#### Job:
Only the lines from the one with "What React, TypeScript" to the one with "35, 40, 45];", both included, should be output, without any images.

## Begin

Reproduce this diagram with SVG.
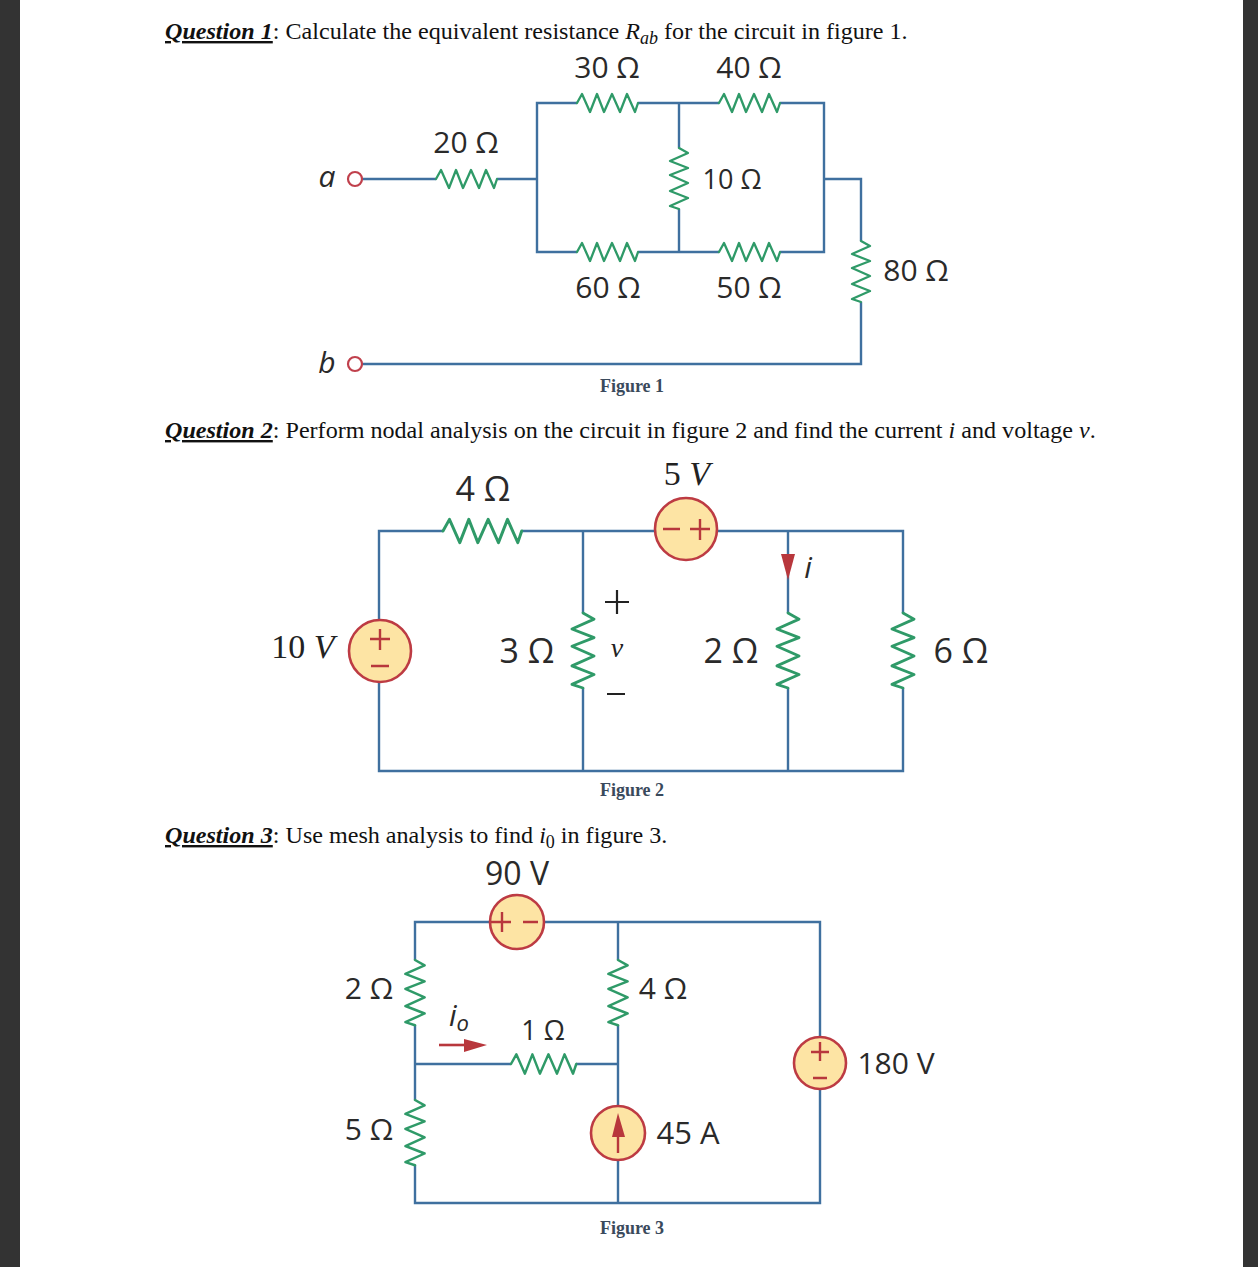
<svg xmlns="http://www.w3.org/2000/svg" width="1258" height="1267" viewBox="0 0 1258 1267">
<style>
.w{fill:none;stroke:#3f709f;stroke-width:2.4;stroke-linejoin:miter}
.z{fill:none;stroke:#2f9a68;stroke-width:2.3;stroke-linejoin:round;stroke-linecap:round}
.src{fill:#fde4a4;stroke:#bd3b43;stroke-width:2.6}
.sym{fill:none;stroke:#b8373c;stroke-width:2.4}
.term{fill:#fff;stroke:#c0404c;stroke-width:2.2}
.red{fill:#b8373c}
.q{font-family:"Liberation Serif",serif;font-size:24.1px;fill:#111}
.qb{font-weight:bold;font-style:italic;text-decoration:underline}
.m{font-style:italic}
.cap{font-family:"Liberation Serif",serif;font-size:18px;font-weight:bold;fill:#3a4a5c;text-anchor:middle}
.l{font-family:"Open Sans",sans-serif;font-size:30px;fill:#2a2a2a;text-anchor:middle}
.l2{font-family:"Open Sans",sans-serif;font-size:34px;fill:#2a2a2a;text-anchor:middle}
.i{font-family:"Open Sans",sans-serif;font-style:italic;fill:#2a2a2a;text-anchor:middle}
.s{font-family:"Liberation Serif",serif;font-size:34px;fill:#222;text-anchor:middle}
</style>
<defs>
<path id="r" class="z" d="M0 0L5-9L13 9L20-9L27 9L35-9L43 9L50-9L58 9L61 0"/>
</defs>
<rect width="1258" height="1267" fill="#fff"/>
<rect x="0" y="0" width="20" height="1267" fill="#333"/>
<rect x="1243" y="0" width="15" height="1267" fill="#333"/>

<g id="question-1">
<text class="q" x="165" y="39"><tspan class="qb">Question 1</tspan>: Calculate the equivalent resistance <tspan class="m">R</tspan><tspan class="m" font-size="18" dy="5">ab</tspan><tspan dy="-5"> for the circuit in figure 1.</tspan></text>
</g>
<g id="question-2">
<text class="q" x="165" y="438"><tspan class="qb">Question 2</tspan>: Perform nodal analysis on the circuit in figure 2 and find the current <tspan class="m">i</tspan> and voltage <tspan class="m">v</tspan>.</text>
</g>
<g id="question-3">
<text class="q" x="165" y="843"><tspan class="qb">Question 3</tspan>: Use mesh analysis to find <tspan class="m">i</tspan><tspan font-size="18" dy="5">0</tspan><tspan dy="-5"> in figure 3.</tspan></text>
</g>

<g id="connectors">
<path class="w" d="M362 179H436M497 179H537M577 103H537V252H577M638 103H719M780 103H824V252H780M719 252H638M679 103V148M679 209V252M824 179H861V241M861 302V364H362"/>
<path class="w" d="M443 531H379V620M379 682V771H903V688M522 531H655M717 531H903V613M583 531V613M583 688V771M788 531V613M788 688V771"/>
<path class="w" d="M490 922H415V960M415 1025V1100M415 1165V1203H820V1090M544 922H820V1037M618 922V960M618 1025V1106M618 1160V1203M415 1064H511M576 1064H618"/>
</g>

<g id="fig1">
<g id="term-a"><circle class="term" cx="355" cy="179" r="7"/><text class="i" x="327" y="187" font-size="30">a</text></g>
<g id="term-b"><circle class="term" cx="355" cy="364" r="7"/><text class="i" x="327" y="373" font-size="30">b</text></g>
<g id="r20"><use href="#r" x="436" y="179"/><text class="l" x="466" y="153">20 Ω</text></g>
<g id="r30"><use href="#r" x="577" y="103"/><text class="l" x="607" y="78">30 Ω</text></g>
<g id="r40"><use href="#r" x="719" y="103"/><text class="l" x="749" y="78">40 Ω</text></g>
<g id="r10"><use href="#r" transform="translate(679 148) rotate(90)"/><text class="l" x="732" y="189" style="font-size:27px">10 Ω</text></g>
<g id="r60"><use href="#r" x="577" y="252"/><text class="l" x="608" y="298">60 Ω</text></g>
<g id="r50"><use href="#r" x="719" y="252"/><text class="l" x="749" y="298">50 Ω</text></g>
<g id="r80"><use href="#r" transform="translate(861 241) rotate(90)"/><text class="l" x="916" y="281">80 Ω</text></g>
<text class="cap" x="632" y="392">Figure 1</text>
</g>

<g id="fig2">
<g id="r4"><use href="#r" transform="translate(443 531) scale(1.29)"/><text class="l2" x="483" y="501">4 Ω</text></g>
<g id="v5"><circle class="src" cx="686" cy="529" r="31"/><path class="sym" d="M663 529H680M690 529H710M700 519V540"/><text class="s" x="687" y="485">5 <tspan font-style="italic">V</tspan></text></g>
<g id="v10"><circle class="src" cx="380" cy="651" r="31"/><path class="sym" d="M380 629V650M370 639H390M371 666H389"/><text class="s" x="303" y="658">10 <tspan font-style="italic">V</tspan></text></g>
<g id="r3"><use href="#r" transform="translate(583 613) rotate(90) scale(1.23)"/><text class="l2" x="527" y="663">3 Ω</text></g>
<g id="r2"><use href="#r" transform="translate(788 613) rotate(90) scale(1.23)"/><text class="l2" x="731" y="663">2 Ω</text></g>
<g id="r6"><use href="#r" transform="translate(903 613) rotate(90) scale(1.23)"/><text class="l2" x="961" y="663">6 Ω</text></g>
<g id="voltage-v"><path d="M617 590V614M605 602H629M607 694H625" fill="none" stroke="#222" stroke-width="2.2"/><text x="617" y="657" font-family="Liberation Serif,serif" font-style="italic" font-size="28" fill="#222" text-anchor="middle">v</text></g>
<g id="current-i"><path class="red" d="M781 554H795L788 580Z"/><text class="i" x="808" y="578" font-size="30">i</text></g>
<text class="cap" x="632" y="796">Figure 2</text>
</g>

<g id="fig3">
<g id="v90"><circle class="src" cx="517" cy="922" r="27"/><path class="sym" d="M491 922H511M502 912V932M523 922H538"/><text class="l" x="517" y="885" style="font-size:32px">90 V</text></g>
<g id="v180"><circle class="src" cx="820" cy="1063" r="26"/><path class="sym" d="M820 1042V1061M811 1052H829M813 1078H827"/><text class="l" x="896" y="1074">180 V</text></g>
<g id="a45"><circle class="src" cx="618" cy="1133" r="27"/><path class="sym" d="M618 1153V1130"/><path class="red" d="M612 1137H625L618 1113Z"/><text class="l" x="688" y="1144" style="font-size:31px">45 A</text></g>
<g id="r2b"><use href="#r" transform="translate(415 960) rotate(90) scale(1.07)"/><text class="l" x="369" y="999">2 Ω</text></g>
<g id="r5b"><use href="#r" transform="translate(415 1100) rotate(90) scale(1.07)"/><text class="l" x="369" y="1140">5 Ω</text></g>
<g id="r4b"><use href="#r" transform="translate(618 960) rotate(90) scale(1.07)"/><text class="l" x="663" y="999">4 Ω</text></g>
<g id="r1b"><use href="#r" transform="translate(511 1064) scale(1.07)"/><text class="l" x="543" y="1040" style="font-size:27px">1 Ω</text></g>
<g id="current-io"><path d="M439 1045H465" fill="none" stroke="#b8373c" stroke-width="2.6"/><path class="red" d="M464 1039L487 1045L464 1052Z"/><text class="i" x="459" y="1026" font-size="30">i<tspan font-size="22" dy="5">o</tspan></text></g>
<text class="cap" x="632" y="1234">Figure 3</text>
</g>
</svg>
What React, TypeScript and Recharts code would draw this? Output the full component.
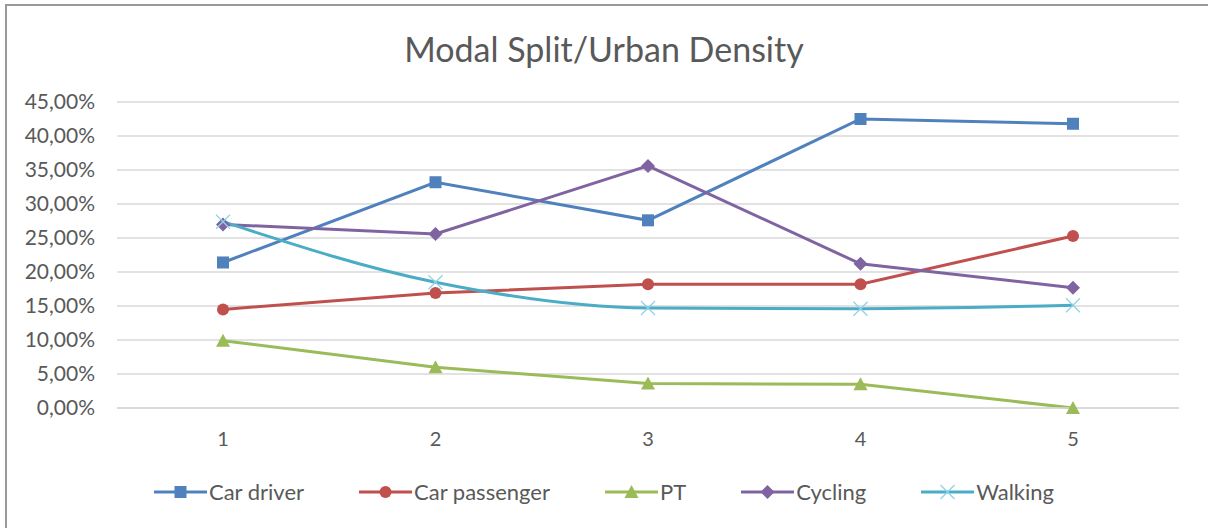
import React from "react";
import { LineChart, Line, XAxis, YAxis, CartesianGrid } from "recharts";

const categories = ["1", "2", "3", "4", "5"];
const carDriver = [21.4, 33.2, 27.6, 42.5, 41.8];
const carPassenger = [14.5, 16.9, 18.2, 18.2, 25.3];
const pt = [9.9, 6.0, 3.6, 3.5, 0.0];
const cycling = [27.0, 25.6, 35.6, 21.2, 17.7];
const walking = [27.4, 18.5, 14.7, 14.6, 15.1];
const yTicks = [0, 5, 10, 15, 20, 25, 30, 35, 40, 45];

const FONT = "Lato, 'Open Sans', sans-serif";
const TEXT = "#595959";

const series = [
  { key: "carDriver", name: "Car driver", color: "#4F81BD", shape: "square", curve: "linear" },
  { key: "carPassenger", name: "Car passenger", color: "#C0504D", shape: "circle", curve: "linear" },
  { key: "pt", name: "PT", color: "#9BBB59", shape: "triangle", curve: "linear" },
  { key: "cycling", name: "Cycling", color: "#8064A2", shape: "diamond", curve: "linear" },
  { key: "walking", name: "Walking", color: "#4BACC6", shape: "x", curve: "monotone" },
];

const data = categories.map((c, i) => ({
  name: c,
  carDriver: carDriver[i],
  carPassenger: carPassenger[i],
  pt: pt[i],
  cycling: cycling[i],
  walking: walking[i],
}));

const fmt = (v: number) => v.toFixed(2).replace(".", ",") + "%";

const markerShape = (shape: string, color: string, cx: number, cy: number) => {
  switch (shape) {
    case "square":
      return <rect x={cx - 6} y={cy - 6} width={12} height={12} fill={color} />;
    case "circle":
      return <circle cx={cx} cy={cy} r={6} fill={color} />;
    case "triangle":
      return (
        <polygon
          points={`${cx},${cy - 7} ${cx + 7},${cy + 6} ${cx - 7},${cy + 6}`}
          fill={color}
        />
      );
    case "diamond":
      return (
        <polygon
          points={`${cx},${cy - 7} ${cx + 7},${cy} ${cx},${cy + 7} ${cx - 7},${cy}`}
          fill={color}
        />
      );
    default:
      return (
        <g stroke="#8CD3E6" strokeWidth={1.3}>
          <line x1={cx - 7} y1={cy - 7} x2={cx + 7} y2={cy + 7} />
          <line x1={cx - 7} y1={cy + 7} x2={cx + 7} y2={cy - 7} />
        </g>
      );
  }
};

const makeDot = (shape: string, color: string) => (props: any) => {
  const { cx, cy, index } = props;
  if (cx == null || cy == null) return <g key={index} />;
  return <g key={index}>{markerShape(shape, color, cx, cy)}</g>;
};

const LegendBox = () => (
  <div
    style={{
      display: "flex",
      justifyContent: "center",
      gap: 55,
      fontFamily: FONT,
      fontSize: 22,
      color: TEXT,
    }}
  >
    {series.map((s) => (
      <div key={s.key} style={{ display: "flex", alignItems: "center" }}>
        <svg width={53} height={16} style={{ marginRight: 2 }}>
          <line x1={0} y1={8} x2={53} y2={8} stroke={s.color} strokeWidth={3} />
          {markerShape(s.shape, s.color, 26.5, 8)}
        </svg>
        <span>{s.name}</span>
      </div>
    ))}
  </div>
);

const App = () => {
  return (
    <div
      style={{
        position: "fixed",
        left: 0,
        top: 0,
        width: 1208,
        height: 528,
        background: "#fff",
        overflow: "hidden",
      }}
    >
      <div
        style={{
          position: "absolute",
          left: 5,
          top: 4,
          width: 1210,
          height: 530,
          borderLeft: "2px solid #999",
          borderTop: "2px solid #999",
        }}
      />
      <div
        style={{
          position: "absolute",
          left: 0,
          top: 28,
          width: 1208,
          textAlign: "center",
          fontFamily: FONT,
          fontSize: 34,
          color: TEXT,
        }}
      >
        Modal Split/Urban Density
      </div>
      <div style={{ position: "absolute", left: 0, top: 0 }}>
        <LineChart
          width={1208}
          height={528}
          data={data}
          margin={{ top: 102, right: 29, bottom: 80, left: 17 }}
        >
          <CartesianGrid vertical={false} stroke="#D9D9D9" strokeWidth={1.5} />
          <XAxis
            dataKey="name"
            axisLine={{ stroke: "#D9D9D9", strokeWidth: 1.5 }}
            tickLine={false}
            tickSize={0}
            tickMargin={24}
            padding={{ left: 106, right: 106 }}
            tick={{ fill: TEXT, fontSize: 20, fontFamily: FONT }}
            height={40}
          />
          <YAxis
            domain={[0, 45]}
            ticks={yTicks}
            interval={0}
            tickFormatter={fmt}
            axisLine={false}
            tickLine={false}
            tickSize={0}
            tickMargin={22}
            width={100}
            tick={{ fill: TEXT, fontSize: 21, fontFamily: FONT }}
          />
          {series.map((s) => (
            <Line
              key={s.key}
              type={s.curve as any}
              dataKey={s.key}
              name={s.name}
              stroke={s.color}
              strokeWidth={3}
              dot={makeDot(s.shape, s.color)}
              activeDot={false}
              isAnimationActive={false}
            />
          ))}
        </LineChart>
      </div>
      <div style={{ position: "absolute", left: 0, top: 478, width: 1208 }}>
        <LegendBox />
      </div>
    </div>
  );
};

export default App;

## End

#### Result of this task:
What React, TypeScript and Recharts code would draw this? Output the full component.
import React from "react";
import { LineChart, Line, XAxis, YAxis, CartesianGrid } from "recharts";

const categories = ["1", "2", "3", "4", "5"];
const carDriver = [21.4, 33.2, 27.6, 42.5, 41.8];
const carPassenger = [14.5, 16.9, 18.2, 18.2, 25.3];
const pt = [9.9, 6.0, 3.6, 3.5, 0.0];
const cycling = [27.0, 25.6, 35.6, 21.2, 17.7];
const walking = [27.4, 18.5, 14.7, 14.6, 15.1];
const yTicks = [0, 5, 10, 15, 20, 25, 30, 35, 40, 45];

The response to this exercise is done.